I somehow knew, deep down, when I declared this year to be the year I would not tolerate intentional disrespect, the tests would come . . . I'm just a little over half way into this declaration and in the beginning, it got down right crazy. People that have barely spoken to me in months, even years, were suddenly in touch. Folks that insisted upon a "parting of the ways" religiously, are back wanting to chat. I'm a bit shocked at my own responses. I haven't hung up on anyone or thrown anyone out, yet . . . but; the very first thing that crosses my mind in these regular occurrences is: 'The clock is ticking on this year. As of now, it's half over! I don't have time for this.'
I've gotten far too old and let too much go, to miss experiencing just one year of not inviting disrespect. I just want a little taste, then I'll go back to the rejection, judgment, rude comments, phone games, and all the stuff that goes along with our current American society, and my status therein. In this particular life, however; I've come to ignore name calling, being categorized and labeled, and generally in dealing with certain situations, I tend to have what I call my "shoulder shrug / eye roll response. I'm developing boundaries when someone insists upon participating in my projects or visits my place. I'm always open to a better idea, and sometimes it simply makes no difference, but I've also come to a place of accepting their choice to be negative and even watch them go away mad. There are things in life that really are disturbing and painful and while I do feel sorry for negative know-it-alls, I don't take their words, personally. I like to think it's maturity and wisdom, but it could just be apathy . . .
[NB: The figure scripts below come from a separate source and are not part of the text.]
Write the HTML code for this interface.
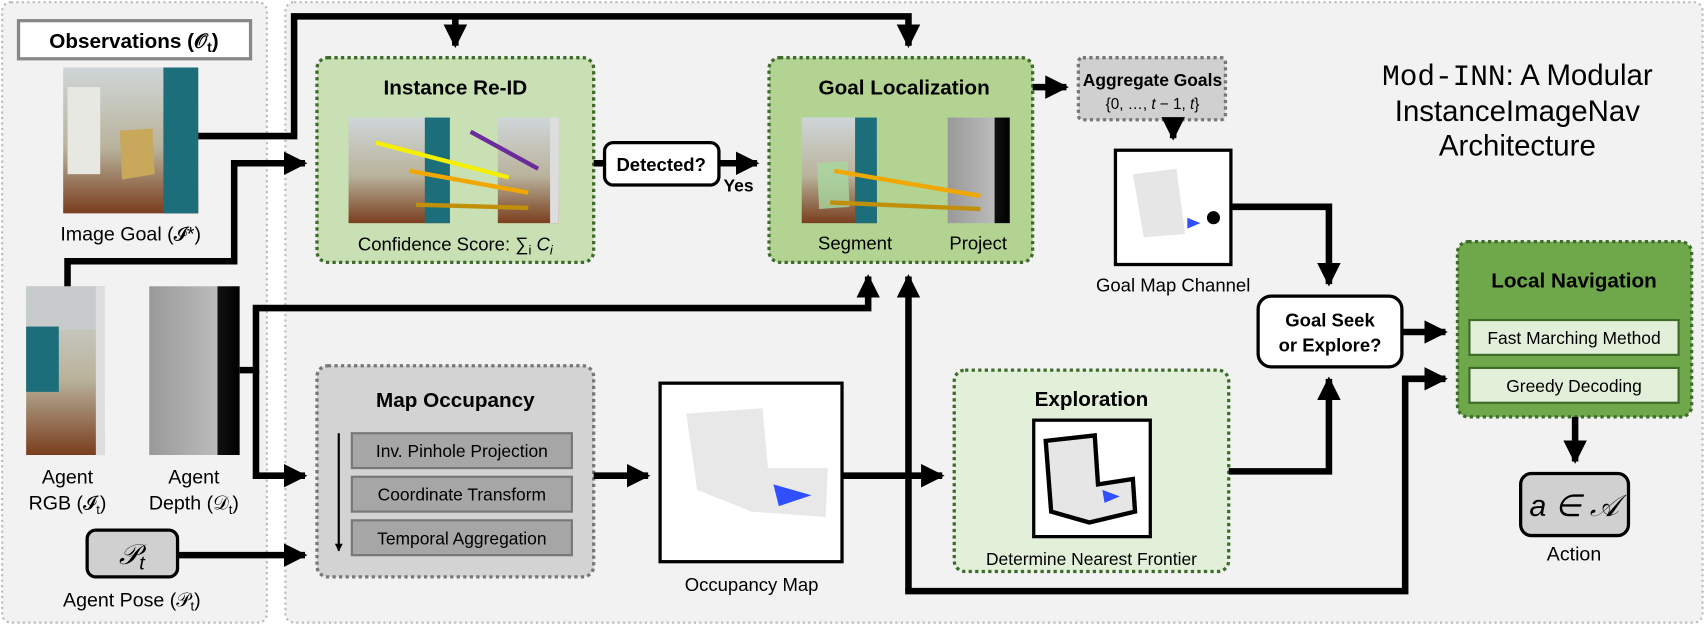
<!DOCTYPE html>
<html><head><meta charset="utf-8"><style>
html,body{margin:0;padding:0;background:#fff}
svg{display:block}
text{font-family:"Liberation Sans",sans-serif}
</style></head><body>
<svg width="1708" height="627" viewBox="0 0 1568 576" preserveAspectRatio="none" xmlns="http://www.w3.org/2000/svg">
<defs>
<marker id="ah" viewBox="0 0 10 10" refX="9" refY="5" markerWidth="3.6" markerHeight="3.6" orient="auto" markerUnits="strokeWidth"><path d="M0,0L10,5L0,10z" fill="#000"/></marker>
<linearGradient id="room" x1="0" y1="0" x2="0" y2="1"><stop offset="0" stop-color="#cfd6d8"/><stop offset="0.55" stop-color="#b9b39c"/><stop offset="1" stop-color="#7a3e1e"/></linearGradient>
<linearGradient id="depth" x1="0" y1="0" x2="1" y2="0"><stop offset="0" stop-color="#999"/><stop offset="0.75" stop-color="#bbb"/><stop offset="0.76" stop-color="#111"/><stop offset="1" stop-color="#000"/></linearGradient>
</defs>
<rect x="2" y="2" width="243" height="570" rx="8" fill="#f2f2f2" stroke="#bbb" stroke-width="2" stroke-dasharray="2 3"/>
<rect x="262" y="2" width="1301" height="570" rx="8" fill="#f2f2f2" stroke="#bbb" stroke-width="2" stroke-dasharray="2 3"/>

<rect x="17" y="19" width="213" height="35" fill="#fff" stroke="#888" stroke-width="3"/>
<text x="123" y="44" font-size="19" font-weight="bold" text-anchor="middle">Observations (𝒪<tspan font-size="13" dy="4">t</tspan><tspan dy="-4">)</tspan></text>

<rect x="58" y="62" width="124" height="134" fill="url(#room)"/>
<rect x="150" y="62" width="32" height="134" fill="#1c6f7a"/>
<rect x="62" y="80" width="30" height="80" fill="#e8e8e2"/>
<path d="M110 120 L140 118 L142 160 L112 165z" fill="#c8a85a"/>
<text x="120" y="221" font-size="18" text-anchor="middle">Image Goal (𝓘*)</text>

<rect x="24" y="263" width="72" height="155" fill="url(#room)"/>
<rect x="24" y="263" width="72" height="40" fill="#c7cbcc"/>
<rect x="24" y="300" width="30" height="60" fill="#1c6f7a"/>
<rect x="88" y="263" width="8" height="155" fill="#ddd"/>
<rect x="137" y="263" width="83" height="155" fill="url(#depth)"/>
<text x="62" y="444" font-size="18" text-anchor="middle">Agent</text>
<text x="62" y="468" font-size="18" text-anchor="middle">RGB (𝓘<tspan font-size="12" dy="4">t</tspan><tspan dy="-4">)</tspan></text>
<text x="178" y="444" font-size="18" text-anchor="middle">Agent</text>
<text x="178" y="468" font-size="18" text-anchor="middle">Depth (𝒟<tspan font-size="12" dy="4">t</tspan><tspan dy="-4">)</tspan></text>

<rect x="80" y="487" width="83" height="43" rx="8" fill="#d0d0d0" stroke="#000" stroke-width="3"/>
<text x="121" y="518" font-size="26" font-style="italic" text-anchor="middle" font-family="Liberation Serif,serif">𝒫<tspan font-size="18" dy="5">t</tspan></text>
<text x="121" y="557" font-size="18" text-anchor="middle">Agent Pose (𝒫<tspan font-size="12" dy="4">t</tspan><tspan dy="-4">)</tspan></text>

<rect x="291" y="53" width="254" height="188" rx="10" fill="#c9e0b5" stroke="#3d6b2a" stroke-width="3" stroke-dasharray="3 3"/>
<text x="418" y="87" font-size="19" font-weight="bold" text-anchor="middle">Instance Re-ID</text>
<rect x="320" y="108" width="93" height="97" fill="url(#room)"/>
<rect x="390" y="108" width="23" height="97" fill="#1c6f7a"/>
<rect x="457" y="108" width="56" height="97" fill="url(#room)"/>
<rect x="505" y="108" width="8" height="97" fill="#ddd"/>
<line x1="432" y1="121" x2="494" y2="155" stroke="#6a2c9a" stroke-width="4"/>
<line x1="345" y1="131" x2="467" y2="163" stroke="#f3f000" stroke-width="4"/>
<line x1="376" y1="157" x2="485" y2="177" stroke="#f0a800" stroke-width="4"/>
<line x1="382" y1="188" x2="485" y2="191" stroke="#c0900a" stroke-width="4"/>
<text x="418" y="230" font-size="17" text-anchor="middle">Confidence Score: ∑<tspan font-size="12" dy="4">i</tspan><tspan dy="-4" font-style="italic"> C</tspan><tspan font-size="12" dy="4" font-style="italic">i</tspan></text>

<rect x="555" y="131" width="105" height="39" rx="8" fill="#fff" stroke="#000" stroke-width="3"/>
<text x="607" y="157" font-size="17" font-weight="bold" text-anchor="middle">Detected?</text>
<text x="678" y="176" font-size="16" font-weight="bold" text-anchor="middle">Yes</text>

<rect x="706" y="53" width="242" height="188" rx="10" fill="#b3d393" stroke="#3d6b2a" stroke-width="3" stroke-dasharray="3 3"/>
<text x="830" y="87" font-size="19" font-weight="bold" text-anchor="middle">Goal Localization</text>
<rect x="736" y="108" width="69" height="97" fill="url(#room)"/>
<rect x="785" y="108" width="20" height="97" fill="#1c6f7a"/>
<path d="M750 150 L778 148 L780 190 L752 192z" fill="#a8d8a0" opacity="0.8"/>
<rect x="870" y="108" width="57" height="97" fill="url(#depth)"/>
<line x1="766" y1="157" x2="900" y2="180" stroke="#f0a800" stroke-width="4"/>
<line x1="762" y1="186" x2="900" y2="192" stroke="#c0900a" stroke-width="4"/>
<text x="785" y="229" font-size="17" text-anchor="middle">Segment</text>
<text x="898" y="229" font-size="17" text-anchor="middle">Project</text>

<rect x="990" y="53" width="135" height="57" rx="4" fill="#d0d0d0" stroke="#777" stroke-width="3" stroke-dasharray="3 3"/>
<text x="1058" y="79" font-size="16" font-weight="bold" text-anchor="middle">Aggregate Goals</text>
<text x="1058" y="100" font-size="14" text-anchor="middle" font-family="Liberation Serif,serif">{0, …, <tspan font-style="italic">t</tspan> − 1, <tspan font-style="italic">t</tspan>}</text>

<rect x="1024" y="138" width="106" height="105" fill="#fff" stroke="#000" stroke-width="3"/>
<path d="M1040 160 L1080 155 L1088 215 L1050 218z" fill="#e6e6e6"/>
<path d="M1090 200 L1102 205 L1090 210z" fill="#3050ff"/>
<circle cx="1114" cy="200" r="6" fill="#000"/>
<text x="1077" y="268" font-size="17" text-anchor="middle">Goal Map Channel</text>

<text x="1393" y="78" font-size="27" text-anchor="middle"><tspan font-family="Liberation Mono,monospace">Mod-INN</tspan>: A Modular</text>
<text x="1393" y="111" font-size="27" text-anchor="middle">InstanceImageNav</text>
<text x="1393" y="143" font-size="27" text-anchor="middle">Architecture</text>

<rect x="1155" y="272" width="132" height="65" rx="12" fill="#fff" stroke="#000" stroke-width="3"/>
<text x="1221" y="300" font-size="17" font-weight="bold" text-anchor="middle">Goal Seek</text>
<text x="1221" y="323" font-size="17" font-weight="bold" text-anchor="middle">or Explore?</text>

<rect x="1338" y="222" width="215" height="161" rx="10" fill="#6fa84a" stroke="#3d6b2a" stroke-width="3" stroke-dasharray="3 3"/>
<text x="1445" y="264" font-size="19" font-weight="bold" text-anchor="middle">Local Navigation</text>
<rect x="1349" y="294" width="192" height="32" fill="#e2efd9" stroke="#3d6b2a" stroke-width="2"/>
<text x="1445" y="316" font-size="16" text-anchor="middle">Fast Marching Method</text>
<rect x="1349" y="338" width="192" height="32" fill="#e2efd9" stroke="#3d6b2a" stroke-width="2"/>
<text x="1445" y="360" font-size="16" text-anchor="middle">Greedy Decoding</text>

<rect x="1396" y="435" width="99" height="57" rx="10" fill="#d0d0d0" stroke="#000" stroke-width="3"/>
<text x="1445" y="474" font-size="28" text-anchor="middle" font-family="Liberation Serif,serif" font-style="italic">a ∈ 𝒜</text>
<text x="1445" y="515" font-size="18" text-anchor="middle">Action</text>

<rect x="291" y="336" width="254" height="194" rx="10" fill="#d3d3d3" stroke="#777" stroke-width="3" stroke-dasharray="3 3"/>
<text x="418" y="374" font-size="19" font-weight="bold" text-anchor="middle">Map Occupancy</text>
<rect x="323" y="398" width="202" height="32" fill="#a6a6a6" stroke="#777" stroke-width="2"/>
<text x="424" y="420" font-size="16" text-anchor="middle">Inv. Pinhole Projection</text>
<rect x="323" y="438" width="202" height="32" fill="#a6a6a6" stroke="#777" stroke-width="2"/>
<text x="424" y="460" font-size="16" text-anchor="middle">Coordinate Transform</text>
<rect x="323" y="478" width="202" height="32" fill="#a6a6a6" stroke="#777" stroke-width="2"/>
<text x="424" y="500" font-size="16" text-anchor="middle">Temporal Aggregation</text>
<line x1="311" y1="398" x2="311" y2="506" stroke="#000" stroke-width="2" marker-end="url(#ah)"/>

<rect x="606" y="352" width="167" height="164" fill="#fff" stroke="#000" stroke-width="3"/>
<path d="M630 380 L700 375 L705 430 L760 430 L758 475 L690 470 L640 450z" fill="#e8e8e8"/>
<path d="M710 445 L745 455 L715 465z" fill="#3050ff"/>
<text x="690" y="543" font-size="17" text-anchor="middle">Occupancy Map</text>

<rect x="876" y="340" width="252" height="185" rx="10" fill="#e2efd9" stroke="#3d6b2a" stroke-width="3" stroke-dasharray="3 3"/>
<text x="1002" y="373" font-size="19" font-weight="bold" text-anchor="middle">Exploration</text>
<rect x="949" y="386" width="107" height="107" fill="#fff" stroke="#000" stroke-width="3"/>
<path d="M960 405 L1005 400 L1008 445 L1040 440 L1042 470 L1000 480 L965 470z" fill="#e6e6e6" stroke="#000" stroke-width="4"/>
<path d="M1012 450 L1028 456 L1014 462z" fill="#3050ff"/>
<text x="1002" y="519" font-size="16" text-anchor="middle">Determine Nearest Frontier</text>

<g fill="none" stroke="#000" stroke-width="6" stroke-linejoin="miter">
<path d="M182 125 H270 V15 H834 V42" marker-end="url(#ah)"/>
<path d="M418 15 V42" marker-end="url(#ah)"/>
<path d="M62 263 V240 H215 V150 H280" marker-end="url(#ah)"/>
<path d="M220 340 H235 V283 H797 V254" marker-end="url(#ah)"/>
<path d="M235 340 V437 H280" marker-end="url(#ah)"/>
<path d="M163 510 H280" marker-end="url(#ah)"/>
<path d="M545 150 H555"/>
<path d="M660 150 H695" marker-end="url(#ah)"/>
<path d="M948 80 H979" marker-end="url(#ah)"/>
<path d="M1077 110 V127" marker-end="url(#ah)"/>
<path d="M1130 190 H1220 V261" marker-end="url(#ah)"/>
<path d="M1128 433 H1220 V348" marker-end="url(#ah)"/>
<path d="M545 437 H595" marker-end="url(#ah)"/>
<path d="M773 437 H865" marker-end="url(#ah)"/>
<path d="M834 543 V254" marker-end="url(#ah)"/>
<path d="M831 543 H1290 V348 H1327" marker-end="url(#ah)"/>
<path d="M1287 305 H1327" marker-end="url(#ah)"/>
<path d="M1446 383 V424" marker-end="url(#ah)"/>
</g>
</svg>
</body></html>
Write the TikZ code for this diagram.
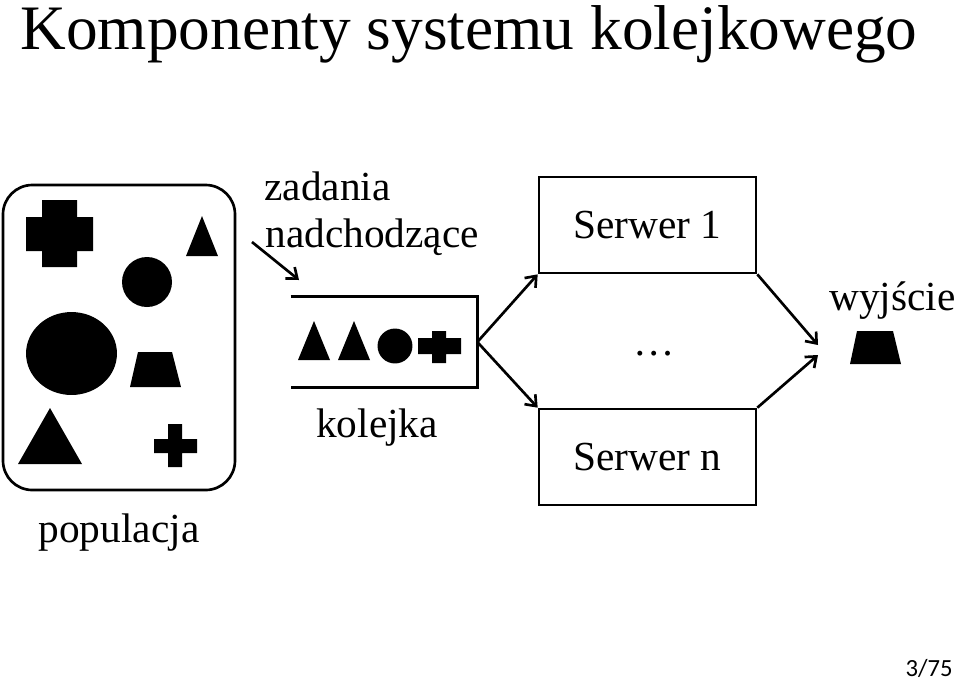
\documentclass[tikz,border=0pt]{standalone}
\usepackage{fontspec}
\setmainfont{Liberation Serif}
\newfontfamily\pagefont{Carlito}
\usetikzlibrary{arrows.meta, positioning}

\begin{document}
\begin{tikzpicture}[x=0.75pt, y=-0.75pt, line width=2pt,
    txt/.style={inner sep=0pt, font=\fontsize{31}{36}\selectfont},
    srv/.style={draw, rectangle, minimum width=162.75pt, minimum height=72pt, inner sep=0pt, font=\fontsize{31}{36}\selectfont},
    flow/.style={-{Straight Barb[length=7pt, width=11pt]}, line width=2pt}]
    \useasboundingbox (0,0) rectangle (959,683);

    % Title
    \node[anchor=base west, inner sep=0pt, font=\fontsize{47.5}{54}\selectfont] (title) at (19,49) {Komponenty systemu kolejkowego};

    % Population
    \node[draw, rectangle, rounded corners=22pt, minimum width=174pt, minimum height=228.75pt] (pop) at (119,337.5) {};
    \fill (42,200) rectangle (77,267) (26,217) rectangle (93,251);
    \fill (202,216) -- (218,256) -- (186,256) -- cycle;
    \fill (147,282) circle [radius=18.75pt];
    \fill (71.5,353.5) ellipse [x radius=34.1pt, y radius=31.1pt];
    \fill (138,352) -- (172,352) -- (181,387) -- (130,387) -- cycle;
    \fill (50,408) -- (82,464) -- (18,464) -- cycle;
    \fill (168,424) rectangle (182,467) (154,439) rectangle (197,453);
    \node[txt, anchor=base] (poptxt) at (119,542) {populacja};

    % Arrivals
    \node[txt, anchor=base west] (arrtxt1) at (263,200) {zadania};
    \node[txt, anchor=base west] (arrtxt2) at (264,247) {nadchodzące};
    \coordinate (arrfrom) at (252,242);
    \coordinate (arrto) at (299,280);
    \draw[flow] (arrfrom) -- (arrto);

    % Queue
    \node[minimum width=138pt, minimum height=66pt, inner sep=0pt] (queue) at (384,342) {};
    \draw (queue.north west) -- (queue.north east) -- (queue.south east) -- (queue.south west);
    \fill (314,321) -- (330,360) -- (298,360) -- cycle;
    \fill (354,321) -- (370,360) -- (338,360) -- cycle;
    \fill (395,346) circle [radius=13.1pt];
    \fill (432,331) rectangle (446,363) (418,338) rectangle (461,354);
    \node[txt, anchor=base] (queuetxt) at (377,437) {kolejka};

    % Servers
    \node[srv] (srv1) at (647.5,225) {Serwer 1};
    \node[srv] (srvn) at (647.5,457) {Serwer n};
    \node[txt, anchor=base] (dots) at (654,355) {…};
    \draw[flow] (queue.east) -- (srv1.south west);
    \draw[flow] (queue.east) -- (srvn.north west);

    % Output
    \coordinate (out1) at (818,345);
    \coordinate (outn) at (818,355);
    \draw[flow] (srv1.south east) -- (out1);
    \draw[flow] (srvn.north east) -- (outn);
    \node[txt, anchor=base east] (outtxt) at (957,310) {wyjście};
    \fill (857,331) -- (893,331) -- (901,364) -- (850,364) -- cycle;

    % Page number
    \node[anchor=base east, inner sep=0pt, font=\pagefont\fontsize{18.5}{22}\selectfont] (page) at (954,676) {3/75};
\end{tikzpicture}
\end{document}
Social media has been a good training ground for me. Most of what I consider to be a bit outlandish can just be ignored, which is so much better than situations in person, where they can see my expression. My poker face just isn't what it used to be, but I don't really mind just openly shutting down in front of rudeness, either. I had a dream not long ago, and the participants were becoming a bit agitated, myself included. Since I do have the history of the other individuals storming out when I do something that annoys them; in the dream, I simply asked, very straight faced, if I needed to quietly do those things they find annoying enough to storm out . . . then I awoke.
I'm not, for a moment, kidding myself that I will receive respect from some individuals, and certainly not from those who haven't shown it all these years, but I am adamant about not receiving disrespect, this year. The rude disrespect can wait until next year, or who knows, at the end of this year, those who find me worthy of disrespect may not be speaking at all.
This may sound rather harsh, but I've discovered the joy in not being included. I've come to the place in life in which I really don't regret the absence of "another chance."